The primary document required is the Application for Texas Title and/or Registration, designated as Form 130-U. This form requires the buyer to document the vehicle information, purchase details, and the calculation of the MVST and other fees.

The completed Form 130-U must be submitted alongside the original title, proof of Texas-required liability insurance, and a valid government-issued identification. The County Tax Assessor-Collector reviews the Form 130-U to verify the tax calculation based on the reported sales price or the SPV. Once the payment is accepted, the county issues the official registration stickers and new title receipt.

The payment must be made in full at the time of submission.

Common Exemptions and Special Circumstances

Specific situations allow for either a complete exemption or a modification of the tax liability. One exception is the transfer of a vehicle as a gift between qualifying family members. Texas law allows for a flat $10 Gift Tax to be paid instead of the standard sales tax rate.

This $10 flat fee applies only when the transfer is between a spouse, parent, child, or grandparent and grandchild.

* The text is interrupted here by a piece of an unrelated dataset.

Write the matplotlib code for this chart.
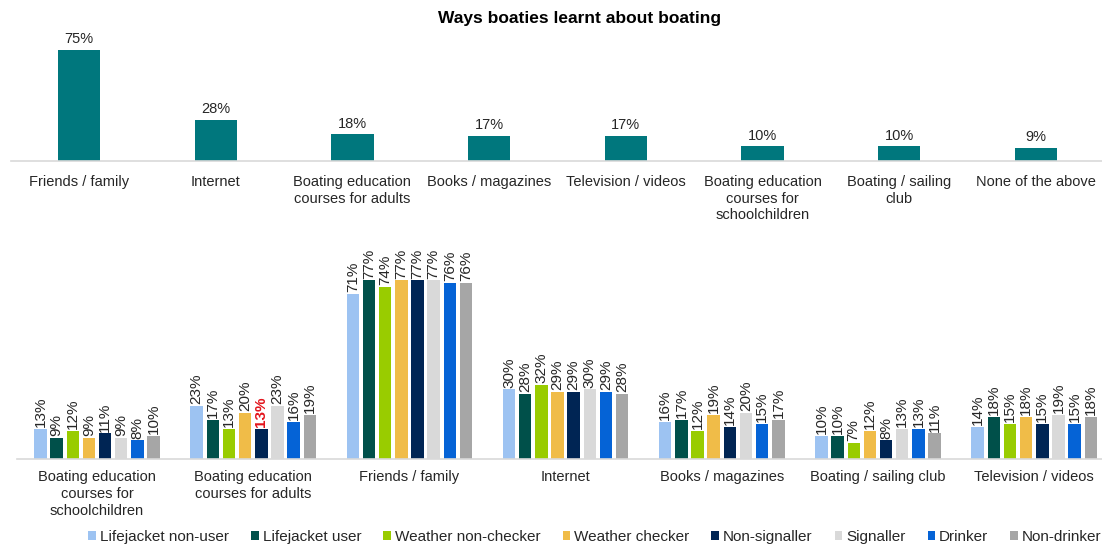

The recipient must submit an Affidavit of Motor Vehicle Gift Transfer (Form 14-317) to certify the familial relationship. Any transfer outside of these specific relationships is treated as a standard sale subject to the MVST or the SPV rule.

Vehicles transferred through the legal process of inheritance are generally exempt from the MVST entirely. The transaction is considered a non-sale event when a title is transferred from a deceased individual to an heir. The heir must provide documentation, such as a certified copy of the death certificate, to the County Tax Assessor-Collector.

Certain organizations, specifically recognized non-profit entities and government agencies, also qualify for an exemption. These entities must provide their official tax-exempt documentation at the time of titling.